Le tribunal administratif de Strasbourg a rejeté vendredi pour prescription les demandes d’indemnisation de proches de personnes décédées des suites des essais nucléaires français menés dans le Sahara algérien et en Polynésie entre 1960 et 1998.
Trois veuves et leurs enfants réclamaient la reconnaissance de leurs préjudices propres après la perte d’un conjoint décédé d’un cancer suite à l’exposition aux rayonnements ionisants. La loi du 5 janvier 2010 permet la reconnaissance et l’indemnisation des victimes directes de ces essais nucléaires, mais ne prévoit aucun dispositif pour leurs proches pour leur préjudice moral, familial ou matériel.
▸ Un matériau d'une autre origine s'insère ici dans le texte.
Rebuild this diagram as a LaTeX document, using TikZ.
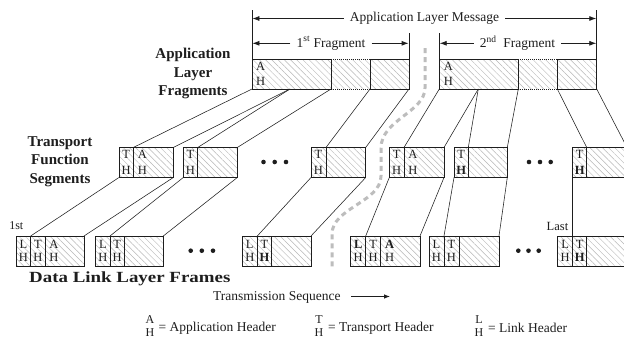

Si ces familles avaient déjà obtenu, en tant qu’ayants droit et après avoir dû porter l’affaire en justice, une indemnisation accordée à leurs proches décédés, elles n’ont jamais obtenu d’indemnisation pour leur préjudice propre. Dans son jugement, consulté par l’AFP, le tribunal administratif de Strasbourg juge que comme le dispositif spécifique de la loi du 5 janvier 2010 n’intègre pas les proches des victimes, les règles du droit commun de la responsabilité doivent s’appliquer, avec prescription au bout de quatre ans. Le tribunal a calculé le point de départ de la prescription, soit la date à laquelle les plaignants étaient en mesure de déterminer l’origine de leur préjudice propre, au moment où ils avaient déposé la première demande d’indemnisation, en tant qu’ayants droit.
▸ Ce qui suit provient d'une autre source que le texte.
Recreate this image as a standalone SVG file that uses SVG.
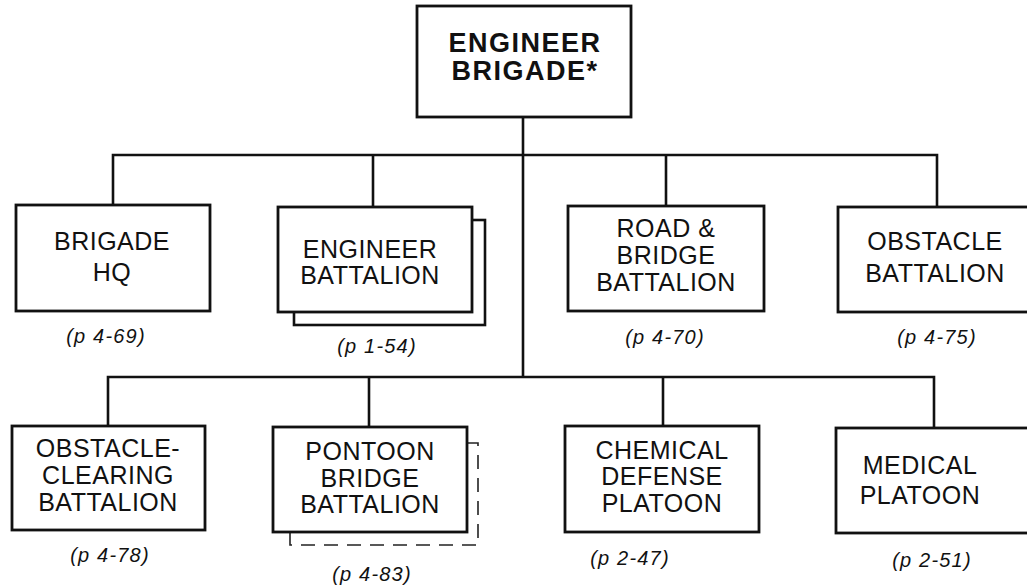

« Une décision incompréhensible pour les familles »
Il observe qu’entre cette première demande et la nouvelle, au moins quatre ans se sont écoulés, et rend donc un jugement de prescription. « C’est une décision incompréhensible pour les familles », a réagi leur avocate, Me Cécile Labrunie. « Pour nous le point de départ de la prescription, c’est le moment où ces familles avaient finalement obtenu l’offre d’indemnisation en tant qu’ayants droit, et donc la reconnaissance pour leur proche d’un statut de victime des rayonnements. »
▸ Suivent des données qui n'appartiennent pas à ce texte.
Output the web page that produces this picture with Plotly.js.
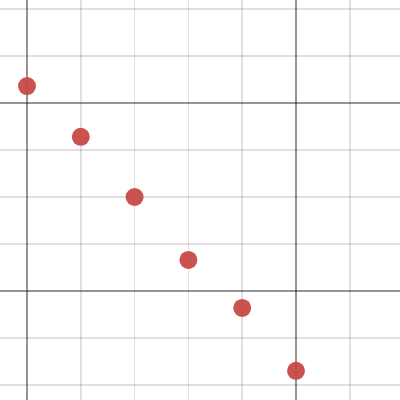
<!DOCTYPE html>
<html>
<head>
<meta charset="utf-8">
<script src="https://cdn.plot.ly/plotly-3.0.1.min.js"></script>
<style>
  html, body { margin: 0; padding: 0; background: #fff; }
  #graph { width: 400px; height: 400px; }
</style>
</head>
<body>
<div id="graph"></div>
<script>
// points
let xValues = [0, 1, 2, 3, 4, 5];
let yValues = [2.18, 1.64, 1.0, 0.33, -0.18, -0.85];

let trace = {
  x: xValues,
  y: yValues,
  mode: 'markers',
  type: 'scatter',
  marker: { size: 18, color: '#c74440', opacity: 0.92 },
  hoverinfo: 'skip'
};

let majorGrid = 'rgba(0,0,0,0.42)';
let minorGrid = 'rgba(0,0,0,0.12)';

Plotly.newPlot(document.getElementById('graph'), [trace], {
  width: 400,
  height: 400,
  margin: { l: 0, r: 0, t: 0, b: 0 },
  paper_bgcolor: '#fff',
  plot_bgcolor: '#fff',
  showlegend: false,
  xaxis: {
    range: [-0.5019, 6.933],
    tick0: 0, dtick: 5,
    showgrid: true, gridcolor: majorGrid, gridwidth: 2,
    minor: { tick0: 0, dtick: 1, showgrid: true, gridcolor: minorGrid, gridwidth: 1.6 },
    zeroline: false, showticklabels: false, ticks: '', showline: false
  },
  yaxis: {
    range: [-1.160, 3.096],
    tick0: 0, dtick: 2,
    showgrid: true, gridcolor: majorGrid, gridwidth: 2,
    minor: { tick0: 0, dtick: 0.5, showgrid: true, gridcolor: minorGrid, gridwidth: 1.6 },
    zeroline: false, showticklabels: false, ticks: '', showline: false
  }
}, { staticPlot: true });
</script>
</body>
</html>
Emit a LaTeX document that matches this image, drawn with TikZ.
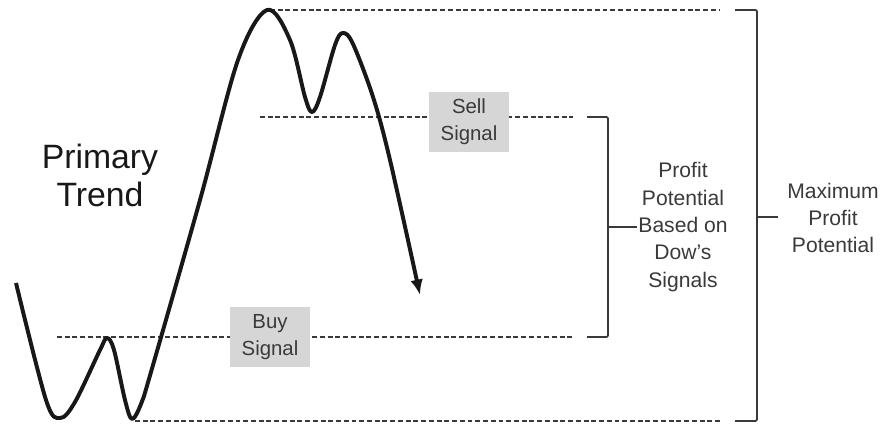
\documentclass[tikz,border=0pt]{standalone}
\usepackage{fontspec}
\setmainfont{Liberation Sans}
\usetikzlibrary{arrows.meta,positioning}
\definecolor{dowink}{RGB}{24,24,24}
\definecolor{dowgrey}{RGB}{58,58,58}
\definecolor{dowbox}{RGB}{214,214,214}

\begin{document}
\begin{tikzpicture}[x=0.025cm,y=-0.025cm,
  lvl/.style={draw=dowgrey,line width=1pt,dash pattern=on 3.5pt off 2pt},
  brk/.style={draw=dowgrey,line width=1.3pt,rounded corners=1pt},
  sig/.style={fill=dowbox,text=dowgrey,align=center,minimum width=57pt,minimum height=42pt,inner sep=1pt,font=\fontsize{14.5}{19}\selectfont},
  lbl/.style={text=dowgrey,align=center,inner sep=1pt,font=\fontsize{15}{19.5}\selectfont}]
\useasboundingbox (0,0) rectangle (886,429);
% price levels (dashed)
\coordinate (topL) at (270,10);  \coordinate (topR) at (720,10);
\coordinate (sellL) at (260,117); \coordinate (sellR) at (573,117);
\coordinate (buyL) at (57,337);   \coordinate (buyR) at (574,337);
\coordinate (botL) at (135,421);  \coordinate (botR) at (720,421);
\draw[lvl] (topL) -- (topR);
\draw[lvl] (sellL) -- (sellR);
\draw[lvl] (buyL) -- (buyR);
\draw[lvl] (botL) -- (botR);
% the market line
\draw[dowink,line width=2.8pt,line join=round,-{Latex[length=11pt,width=9pt]}]
  plot[smooth,tension=0.55] coordinates {(16,283) (46,400) (60,418) (75,402) (100,350)
  (107,338) (114,350) (125,400) (132,419) (141,404) (151,372) (200,200) (238,60)
  (267,10) (290,40) (305,97) (312,112) (320,97) (335,45) (343,33) (353,44) (373,97)
  (390,160) (420,295)};
% signals
\node[sig] (sell) at (469,122) {Sell\\Signal};
\node[sig] (buy) at (270,337) {Buy\\Signal};
\node[font=\fontsize{24}{27}\selectfont,text=dowink,align=center] (trend) at (100,175) {Primary\\Trend};
% brackets
\coordinate (inA) at (587,117); \coordinate (inB) at (608,117);
\coordinate (inC) at (608,337); \coordinate (inD) at (587,337);
\coordinate (inM) at (608,227);
\draw[brk] (inA) -- (inB) -- (inC) -- (inD);
\node[lbl] (dow) at (683,227) {Profit\\Potential\\Based on\\Dow's\\Signals};
\draw[brk] (inM) -- (dow.west);
\coordinate (outA) at (735,10); \coordinate (outB) at (757,10);
\coordinate (outC) at (757,421); \coordinate (outD) at (735,421);
\coordinate (outM) at (757,217); \coordinate (outT) at (778,217);
\draw[brk] (outA) -- (outB) -- (outC) -- (outD);
\draw[brk] (outM) -- (outT);
\node[lbl] (maxp) at (833,218) {Maximum\\Profit\\Potential};
\end{tikzpicture}
\end{document}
Elle a souligné que le tribunal n’avait pas estimé que l’État n’avait pas commis de faute, mais simplement que la procédure avait été initiée trop tardivement. « Le combat ne fait que commencer. Il y a une discussion sur le point de départ de la prescription que nous porterons en appel. Le ministère des Armées ne pourra pas toujours se retrancher derrière des questions de recevabilité pour se dédouaner de sa responsabilité. »
Elle a également exprimé sa volonté de mener un « travail d’information » auprès des parlementaires pour les sensibiliser « aux carences » de la loi du 5 janvier 2010, « seul dispositif légal qui ne prévoit pas l’indemnisation des victimes par ricochet ».